begin Provided data
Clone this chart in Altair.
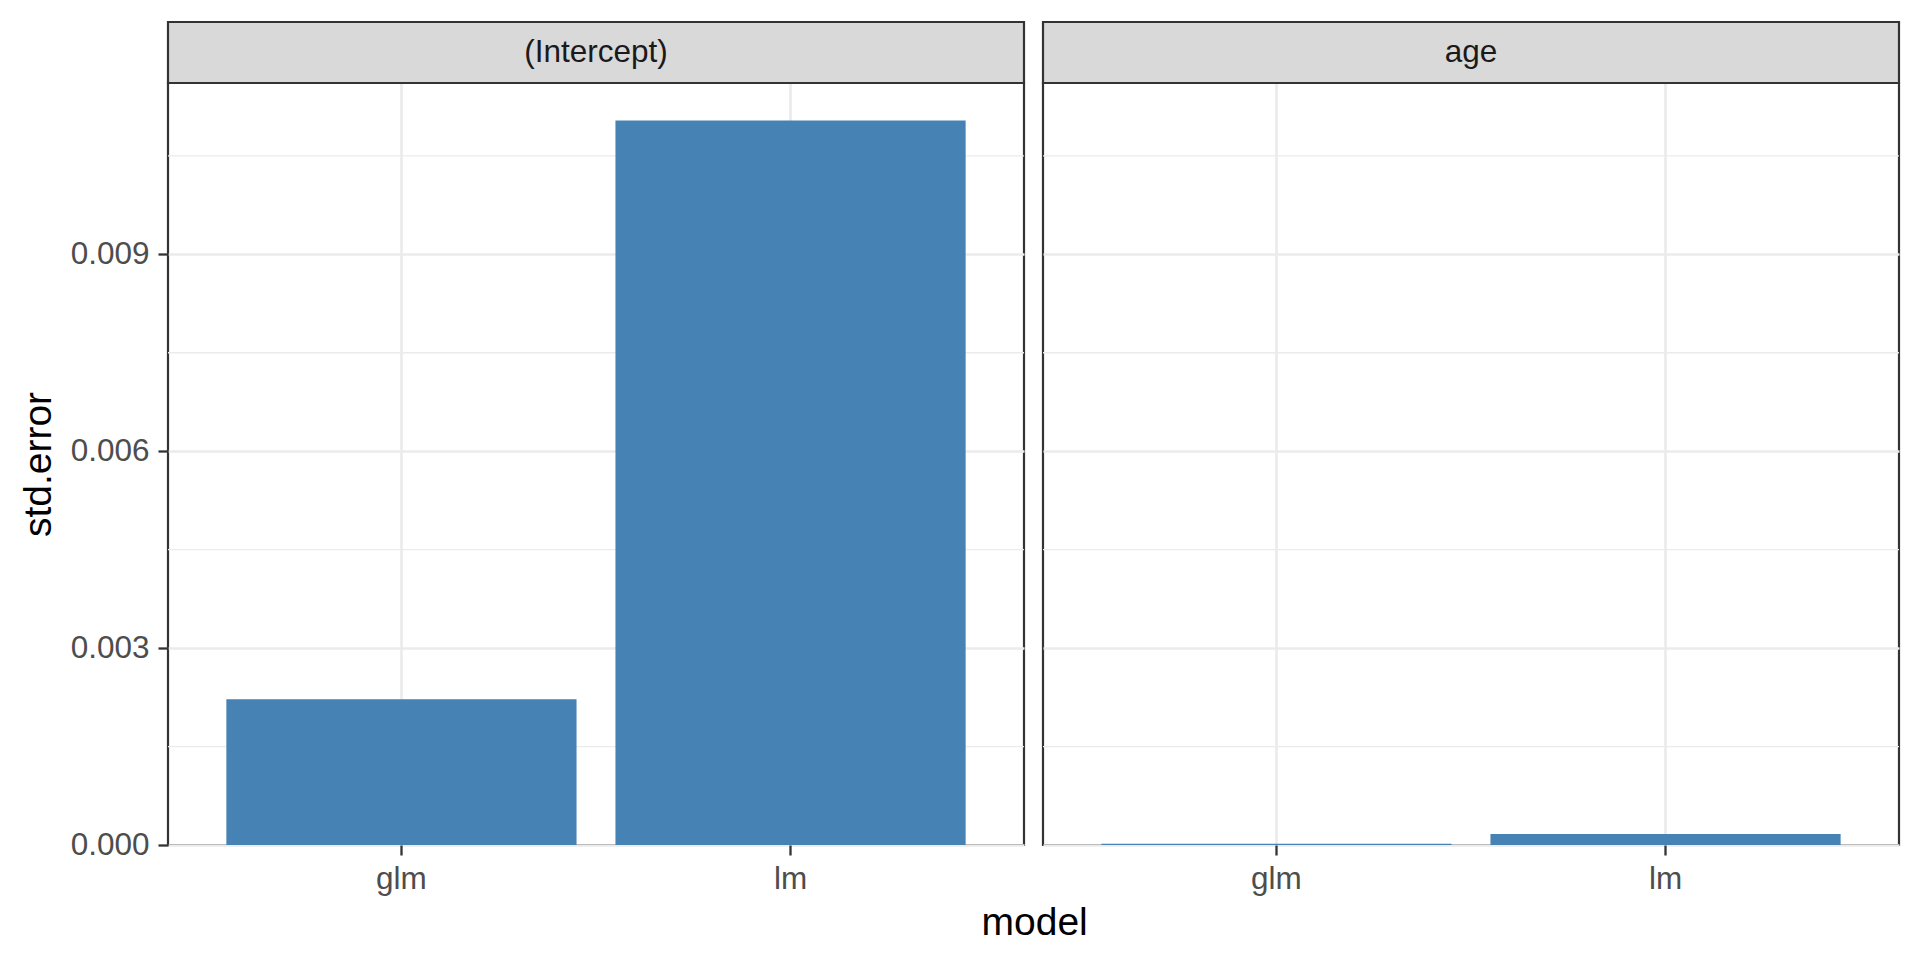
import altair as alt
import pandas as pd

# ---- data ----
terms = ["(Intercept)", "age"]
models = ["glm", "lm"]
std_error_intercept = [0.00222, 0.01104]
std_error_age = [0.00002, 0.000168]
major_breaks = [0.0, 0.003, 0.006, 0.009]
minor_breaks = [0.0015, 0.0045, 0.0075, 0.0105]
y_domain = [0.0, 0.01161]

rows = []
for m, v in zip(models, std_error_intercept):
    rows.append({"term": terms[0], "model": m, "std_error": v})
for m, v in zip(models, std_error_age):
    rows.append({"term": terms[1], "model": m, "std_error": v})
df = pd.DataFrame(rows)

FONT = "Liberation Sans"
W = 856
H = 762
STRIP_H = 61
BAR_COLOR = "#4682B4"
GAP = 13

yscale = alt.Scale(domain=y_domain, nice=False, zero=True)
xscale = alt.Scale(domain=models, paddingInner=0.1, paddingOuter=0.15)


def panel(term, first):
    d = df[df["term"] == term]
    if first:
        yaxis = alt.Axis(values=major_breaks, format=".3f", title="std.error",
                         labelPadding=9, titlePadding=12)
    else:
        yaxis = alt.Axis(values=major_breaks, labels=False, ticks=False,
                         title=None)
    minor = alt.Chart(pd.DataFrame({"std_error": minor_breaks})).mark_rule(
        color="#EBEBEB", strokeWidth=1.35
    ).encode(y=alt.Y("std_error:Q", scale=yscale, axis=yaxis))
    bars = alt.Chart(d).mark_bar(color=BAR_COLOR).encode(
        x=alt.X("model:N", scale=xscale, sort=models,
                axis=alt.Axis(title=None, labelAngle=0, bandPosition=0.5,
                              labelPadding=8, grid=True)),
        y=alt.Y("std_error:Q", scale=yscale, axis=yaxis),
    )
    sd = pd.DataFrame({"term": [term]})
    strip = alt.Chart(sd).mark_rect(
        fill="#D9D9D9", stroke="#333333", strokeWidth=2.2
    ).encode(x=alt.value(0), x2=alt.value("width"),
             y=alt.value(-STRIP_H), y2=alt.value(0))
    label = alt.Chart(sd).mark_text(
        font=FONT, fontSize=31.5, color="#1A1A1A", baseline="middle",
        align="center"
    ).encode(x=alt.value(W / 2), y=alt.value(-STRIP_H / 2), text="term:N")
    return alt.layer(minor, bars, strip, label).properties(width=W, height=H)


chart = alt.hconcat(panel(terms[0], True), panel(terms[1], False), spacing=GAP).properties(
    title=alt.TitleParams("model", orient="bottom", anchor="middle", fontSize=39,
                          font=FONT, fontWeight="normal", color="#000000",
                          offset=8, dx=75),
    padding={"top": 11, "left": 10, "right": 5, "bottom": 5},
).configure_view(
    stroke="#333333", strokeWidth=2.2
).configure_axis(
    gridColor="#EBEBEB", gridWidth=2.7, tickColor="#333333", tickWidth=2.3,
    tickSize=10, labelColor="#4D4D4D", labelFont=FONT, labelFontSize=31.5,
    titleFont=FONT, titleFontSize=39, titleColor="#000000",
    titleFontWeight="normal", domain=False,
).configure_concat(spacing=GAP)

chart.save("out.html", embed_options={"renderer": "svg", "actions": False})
end Provided data
begin Provided data
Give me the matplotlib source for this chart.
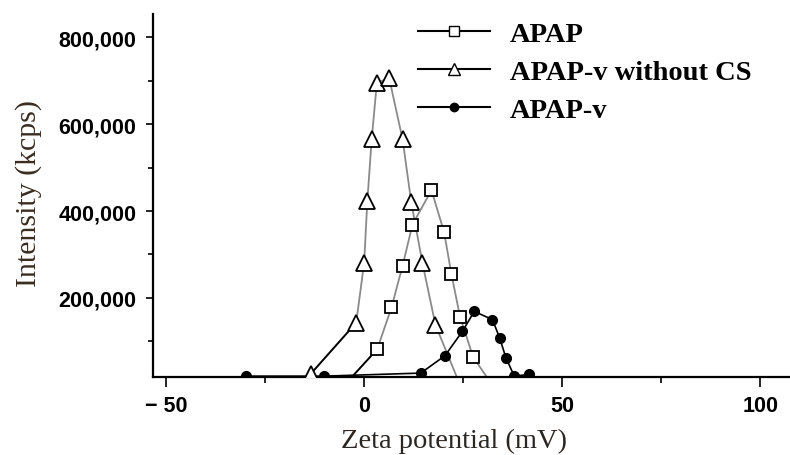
end Provided data
begin Provided data
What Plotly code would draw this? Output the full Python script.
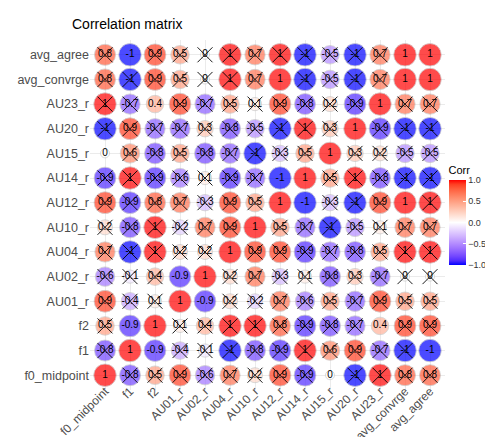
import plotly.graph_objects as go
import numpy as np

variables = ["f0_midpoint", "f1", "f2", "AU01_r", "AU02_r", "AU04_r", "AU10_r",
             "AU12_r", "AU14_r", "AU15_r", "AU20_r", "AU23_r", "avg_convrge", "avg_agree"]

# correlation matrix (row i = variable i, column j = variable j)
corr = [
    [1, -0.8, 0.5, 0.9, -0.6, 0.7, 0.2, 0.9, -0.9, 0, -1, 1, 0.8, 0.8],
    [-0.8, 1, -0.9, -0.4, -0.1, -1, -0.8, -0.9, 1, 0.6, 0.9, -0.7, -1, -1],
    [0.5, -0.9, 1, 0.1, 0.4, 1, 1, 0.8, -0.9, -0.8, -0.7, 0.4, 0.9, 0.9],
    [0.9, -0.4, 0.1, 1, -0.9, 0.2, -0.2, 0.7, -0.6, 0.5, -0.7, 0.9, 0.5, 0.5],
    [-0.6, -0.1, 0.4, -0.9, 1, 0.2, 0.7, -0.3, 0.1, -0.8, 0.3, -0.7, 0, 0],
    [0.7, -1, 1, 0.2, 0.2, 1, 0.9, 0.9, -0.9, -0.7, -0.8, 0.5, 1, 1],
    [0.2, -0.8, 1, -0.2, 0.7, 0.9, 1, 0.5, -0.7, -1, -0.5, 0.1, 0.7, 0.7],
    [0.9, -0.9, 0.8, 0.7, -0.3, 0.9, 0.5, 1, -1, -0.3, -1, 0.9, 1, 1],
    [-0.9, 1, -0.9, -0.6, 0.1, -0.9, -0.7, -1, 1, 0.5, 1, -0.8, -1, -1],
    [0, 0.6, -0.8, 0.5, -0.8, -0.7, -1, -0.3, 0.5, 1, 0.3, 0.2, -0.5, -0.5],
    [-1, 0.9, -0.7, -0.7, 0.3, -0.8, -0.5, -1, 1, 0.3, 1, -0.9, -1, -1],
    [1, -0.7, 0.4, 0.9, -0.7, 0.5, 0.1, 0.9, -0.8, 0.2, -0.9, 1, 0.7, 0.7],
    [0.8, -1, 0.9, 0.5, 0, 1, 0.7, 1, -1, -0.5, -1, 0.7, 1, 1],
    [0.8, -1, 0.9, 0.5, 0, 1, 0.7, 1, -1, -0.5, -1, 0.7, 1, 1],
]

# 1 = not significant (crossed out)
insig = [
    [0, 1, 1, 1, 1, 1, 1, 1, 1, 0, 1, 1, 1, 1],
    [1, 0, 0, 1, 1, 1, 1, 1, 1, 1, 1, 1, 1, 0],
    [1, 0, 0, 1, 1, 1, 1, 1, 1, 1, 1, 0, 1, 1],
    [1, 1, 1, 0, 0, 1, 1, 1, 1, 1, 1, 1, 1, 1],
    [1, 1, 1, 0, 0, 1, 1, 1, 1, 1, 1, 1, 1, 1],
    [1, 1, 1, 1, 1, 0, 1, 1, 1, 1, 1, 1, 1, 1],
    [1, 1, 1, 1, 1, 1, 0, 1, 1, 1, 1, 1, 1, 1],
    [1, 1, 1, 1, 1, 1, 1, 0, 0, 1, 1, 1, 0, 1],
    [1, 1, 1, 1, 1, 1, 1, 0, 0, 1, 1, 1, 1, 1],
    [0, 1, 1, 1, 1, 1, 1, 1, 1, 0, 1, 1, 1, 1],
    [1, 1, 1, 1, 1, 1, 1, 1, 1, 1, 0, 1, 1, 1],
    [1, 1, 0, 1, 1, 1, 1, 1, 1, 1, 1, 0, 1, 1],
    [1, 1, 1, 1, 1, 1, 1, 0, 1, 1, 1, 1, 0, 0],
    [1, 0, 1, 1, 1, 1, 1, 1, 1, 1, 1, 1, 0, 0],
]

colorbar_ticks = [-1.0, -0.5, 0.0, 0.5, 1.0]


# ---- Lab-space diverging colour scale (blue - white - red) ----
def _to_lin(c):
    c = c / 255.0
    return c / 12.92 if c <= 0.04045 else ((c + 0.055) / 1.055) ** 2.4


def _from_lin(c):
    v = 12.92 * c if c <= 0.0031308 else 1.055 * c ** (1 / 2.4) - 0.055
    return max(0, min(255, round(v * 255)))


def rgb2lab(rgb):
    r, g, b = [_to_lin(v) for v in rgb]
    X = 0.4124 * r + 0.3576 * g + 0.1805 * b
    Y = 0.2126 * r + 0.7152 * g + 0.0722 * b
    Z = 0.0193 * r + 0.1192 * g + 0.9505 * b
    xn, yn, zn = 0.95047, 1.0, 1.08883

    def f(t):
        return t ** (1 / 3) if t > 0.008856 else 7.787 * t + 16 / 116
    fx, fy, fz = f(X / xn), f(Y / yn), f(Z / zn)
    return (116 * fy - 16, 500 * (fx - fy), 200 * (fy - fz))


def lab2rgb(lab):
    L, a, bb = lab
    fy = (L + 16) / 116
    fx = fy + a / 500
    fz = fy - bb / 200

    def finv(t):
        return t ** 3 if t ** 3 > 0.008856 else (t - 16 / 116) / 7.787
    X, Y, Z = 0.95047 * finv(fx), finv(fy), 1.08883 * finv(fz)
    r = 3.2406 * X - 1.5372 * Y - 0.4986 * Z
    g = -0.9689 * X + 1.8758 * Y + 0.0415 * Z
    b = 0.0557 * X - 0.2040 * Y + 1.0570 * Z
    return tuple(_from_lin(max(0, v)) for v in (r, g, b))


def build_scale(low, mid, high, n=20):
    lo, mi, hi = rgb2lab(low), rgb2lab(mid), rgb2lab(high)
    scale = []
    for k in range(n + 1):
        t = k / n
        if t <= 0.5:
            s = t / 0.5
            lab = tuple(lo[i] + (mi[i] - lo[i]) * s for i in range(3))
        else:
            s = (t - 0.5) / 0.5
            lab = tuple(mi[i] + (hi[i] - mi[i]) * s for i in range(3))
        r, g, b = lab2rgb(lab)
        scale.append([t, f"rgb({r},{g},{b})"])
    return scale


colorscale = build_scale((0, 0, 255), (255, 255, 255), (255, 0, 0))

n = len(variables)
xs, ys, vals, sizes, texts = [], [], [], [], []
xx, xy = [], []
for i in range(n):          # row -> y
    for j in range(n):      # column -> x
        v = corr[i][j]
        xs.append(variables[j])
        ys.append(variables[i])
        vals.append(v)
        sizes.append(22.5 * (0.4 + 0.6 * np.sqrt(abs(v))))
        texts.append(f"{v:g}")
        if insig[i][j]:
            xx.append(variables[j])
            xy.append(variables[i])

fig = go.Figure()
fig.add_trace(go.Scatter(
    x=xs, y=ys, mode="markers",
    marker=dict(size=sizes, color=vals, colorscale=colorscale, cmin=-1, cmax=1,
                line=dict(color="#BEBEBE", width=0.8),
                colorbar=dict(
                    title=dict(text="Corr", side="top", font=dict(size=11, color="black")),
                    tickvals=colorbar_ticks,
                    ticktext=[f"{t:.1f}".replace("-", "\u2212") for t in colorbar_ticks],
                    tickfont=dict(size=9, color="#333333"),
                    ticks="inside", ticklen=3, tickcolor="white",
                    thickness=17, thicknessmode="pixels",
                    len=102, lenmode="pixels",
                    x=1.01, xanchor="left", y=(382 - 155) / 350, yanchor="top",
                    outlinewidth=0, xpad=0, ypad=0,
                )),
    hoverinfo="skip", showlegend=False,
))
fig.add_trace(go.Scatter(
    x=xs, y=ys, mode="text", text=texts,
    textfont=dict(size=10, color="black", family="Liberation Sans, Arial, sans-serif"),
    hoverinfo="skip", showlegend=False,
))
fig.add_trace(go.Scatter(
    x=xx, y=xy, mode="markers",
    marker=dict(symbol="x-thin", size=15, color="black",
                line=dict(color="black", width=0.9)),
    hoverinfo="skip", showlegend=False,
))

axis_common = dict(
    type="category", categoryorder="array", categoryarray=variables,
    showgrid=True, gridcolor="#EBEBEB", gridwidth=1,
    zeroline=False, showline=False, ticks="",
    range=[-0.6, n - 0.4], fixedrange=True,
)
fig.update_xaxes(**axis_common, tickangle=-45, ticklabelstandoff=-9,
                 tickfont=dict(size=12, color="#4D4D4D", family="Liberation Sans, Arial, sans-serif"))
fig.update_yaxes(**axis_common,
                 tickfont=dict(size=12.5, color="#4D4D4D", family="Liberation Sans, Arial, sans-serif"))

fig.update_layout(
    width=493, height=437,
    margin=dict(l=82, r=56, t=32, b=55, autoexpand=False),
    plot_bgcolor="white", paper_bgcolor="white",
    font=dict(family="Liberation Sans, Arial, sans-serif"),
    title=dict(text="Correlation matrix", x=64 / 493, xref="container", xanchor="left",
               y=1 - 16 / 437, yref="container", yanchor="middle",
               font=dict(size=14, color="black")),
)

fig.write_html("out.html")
end Provided data
## Request
Everything above from the line with "Clone this chart in Altair." through the line with "alt.Scale(domain=models, paddingInner=0.1, paddingOuter=0.15)" should be retyped exactly, and nothing else; omit pictures.

## Written answer
Clone this chart in Altair.
import altair as alt
import pandas as pd

# ---- data ----
terms = ["(Intercept)", "age"]
models = ["glm", "lm"]
std_error_intercept = [0.00222, 0.01104]
std_error_age = [0.00002, 0.000168]
major_breaks = [0.0, 0.003, 0.006, 0.009]
minor_breaks = [0.0015, 0.0045, 0.0075, 0.0105]
y_domain = [0.0, 0.01161]

rows = []
for m, v in zip(models, std_error_intercept):
    rows.append({"term": terms[0], "model": m, "std_error": v})
for m, v in zip(models, std_error_age):
    rows.append({"term": terms[1], "model": m, "std_error": v})
df = pd.DataFrame(rows)

FONT = "Liberation Sans"
W = 856
H = 762
STRIP_H = 61
BAR_COLOR = "#4682B4"
GAP = 13

yscale = alt.Scale(domain=y_domain, nice=False, zero=True)
xscale = alt.Scale(domain=models, paddingInner=0.1, paddingOuter=0.15)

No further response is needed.